La bitácora lleva al lector hasta La Habana, capital de boleros de encaje bailados lentamente sobre la baldosa traviesa. Era una ciudad de carcajadas y de talento sin frenos, y Lorca se dejó marear por el frenesí del Caribe mezclando las estrofas de juglares callejeros del son, con sus lunas de plata, sus navajas con sed de amantes y su reconocimiento como gran poeta de la lengua castellana. Eran los tiempos de sus excitantes conferencias, de sus ardientes arengas en busca del arte para el pueblo. Siempre fue un hijo de señorito andaluz que se mezcló con todas las clases sociales.

Yo quiero que el agua se quede sin cauce,
yo quiero que el viento se quede sin valles.
Quiero que la noche se quede sin ojos
y mi corazón sin flor del oro.
Federico García Lorca, Gacela de la terrible presencia, 1936.

Y Buenos Aires era la capital artística de Suramérica. Lorca invita al lector a perderse por el mareo porteño de una ciudad que hierve, donde en los teatros más importantes se ven representadas las obras del gran poeta y dramaturgo andaluz. Buenos Aires representa la cúspide popular para Lorca. Entre hoteles de lujo y cantinas de paredes con miradas púrpura el poeta vive sus momentos más felices.

Esta luz, este fuego que devora.
Este paisaje gris que me rodea.
Este dolor por una sola idea.
Esta angustia de cielo, mundo y hora.
Federico García Lorca, Llagas de amor, 1936.

Última parada, Madrid. Finaliza este viaje de alma en la ciudad donde Federico se formó en la Residencia de Estudiantes y donde aireó su desparpajo y su verso por primera vez.
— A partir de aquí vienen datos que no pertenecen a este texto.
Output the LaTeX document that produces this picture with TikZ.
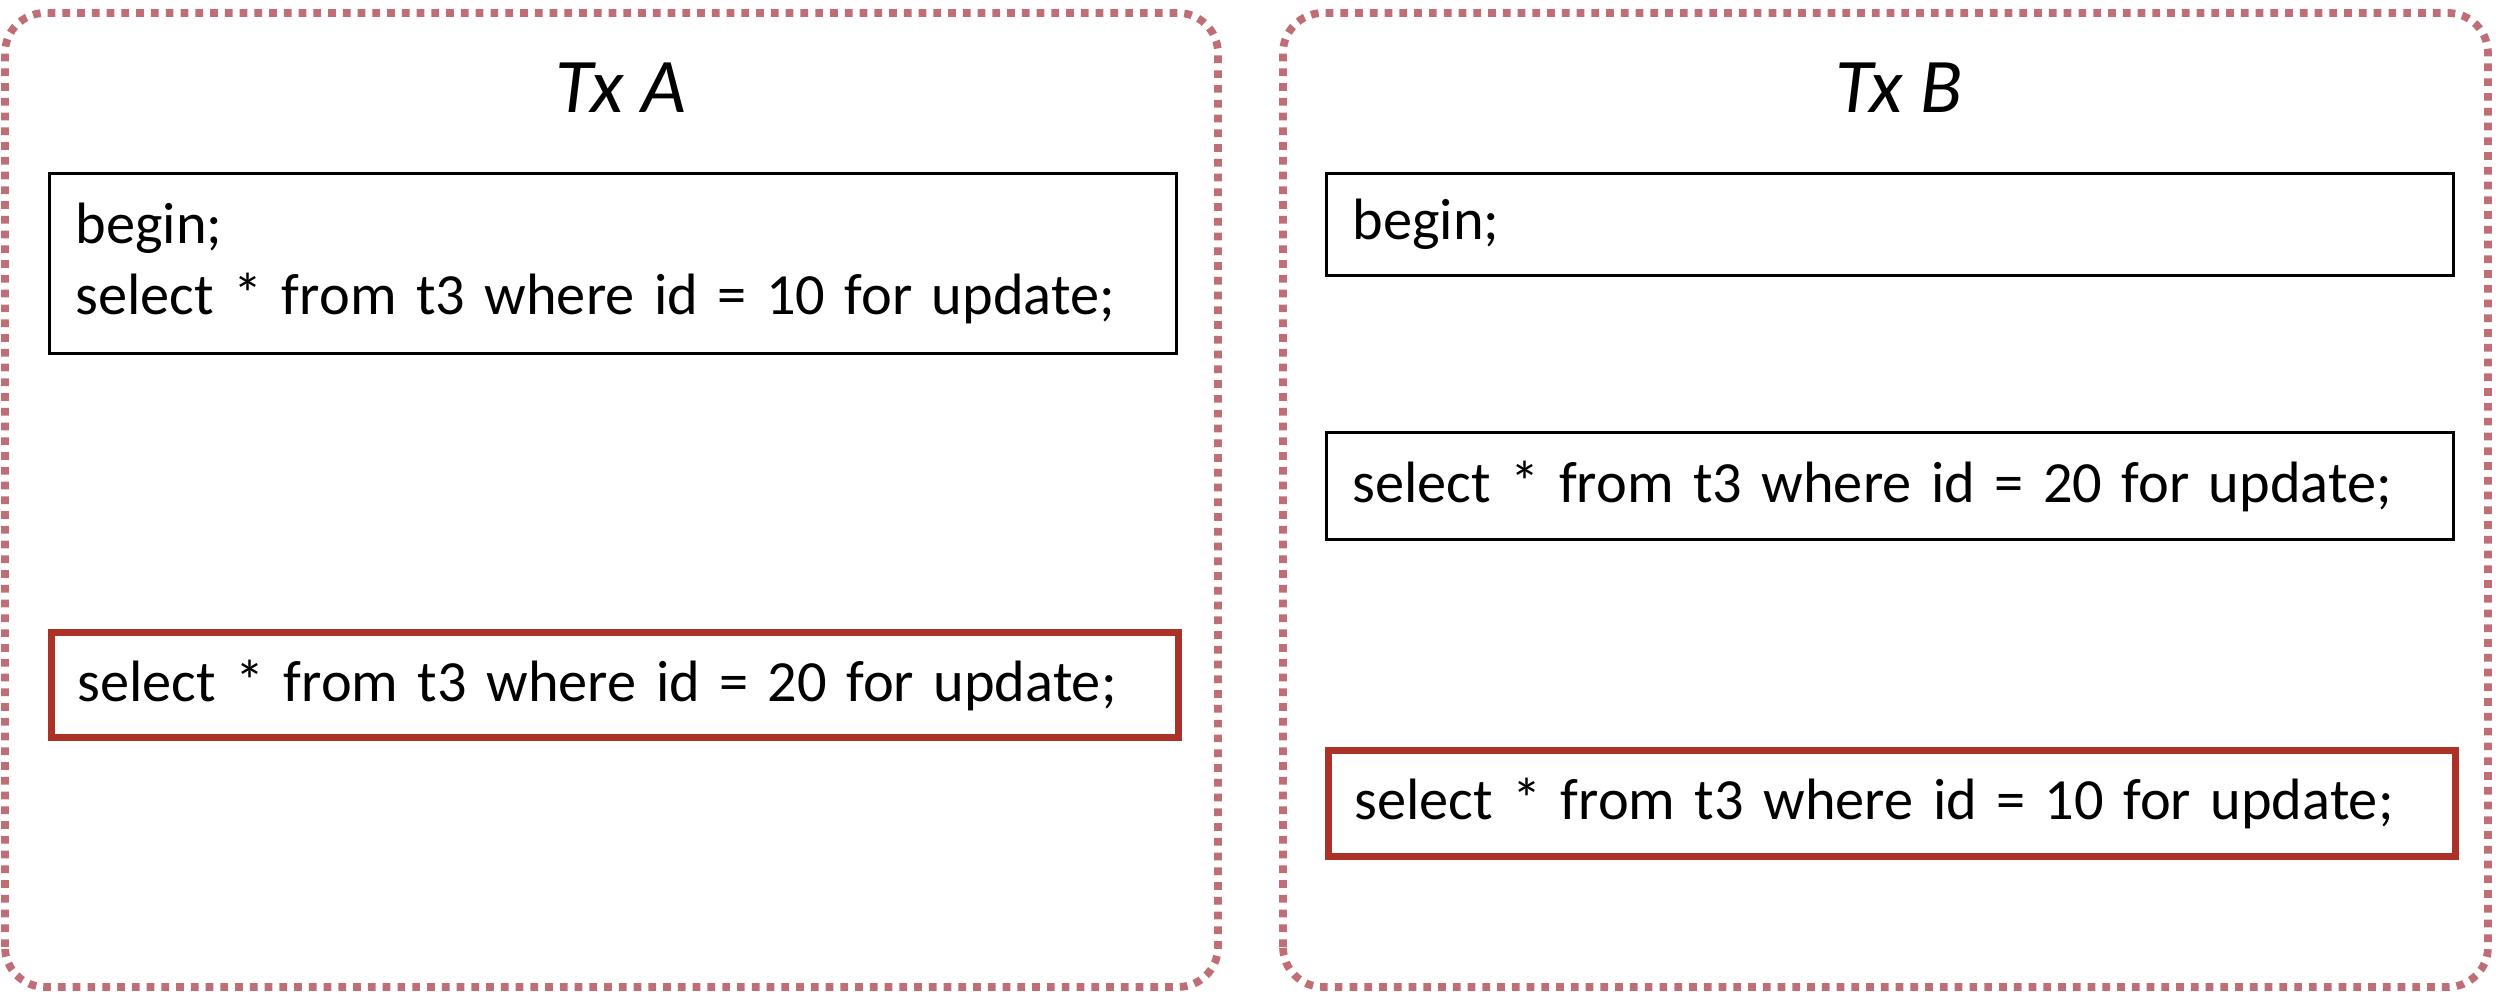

Madrid huele a Lope de Vega, a Cervantes, a cafés invadidos de tertulias, a churros, a rastro, a Quevedo, a Rosendo Mercado y a Lorca. Detenerse en Madrid es no olvidarse de otros lugares donde el autor del romance sonámbulo pasó tiempos de paso y letras. Montevideo, o todas las ciudades y pueblos españoles donde navegó con la compañía La Barraca en busca de una Ítaca particular. Adoraba los clásicos del siglo de oro, se vistió de obrero para declamar con sus estudiantes, y se convirtió en un peligro para las mentes obtusas.
El lector termina su viaje en Madrid, sonajero de arte y frases castizas.

Adán sueña en la fiebre de la arcilla
un niño que se acerca galopando
por el doble latir de su mejilla.
Federico García Lorca, Adán, 1922.

Y La Barraca recoge su cosecha itinerante a pie de escenario. Por todo el mundo se recita el llanto del poeta asesinado, sus versos trashumantes se visten de joven estudiante de teatro, de novia o de vendedor ambulante. En Buenos Aires, Medellín o Toulouse se beben las callejuelas lorquianas con tragos lentos. Es el respeto por una obra, la eternidad de un legado, es creer para seguir creando. Ab aeterno.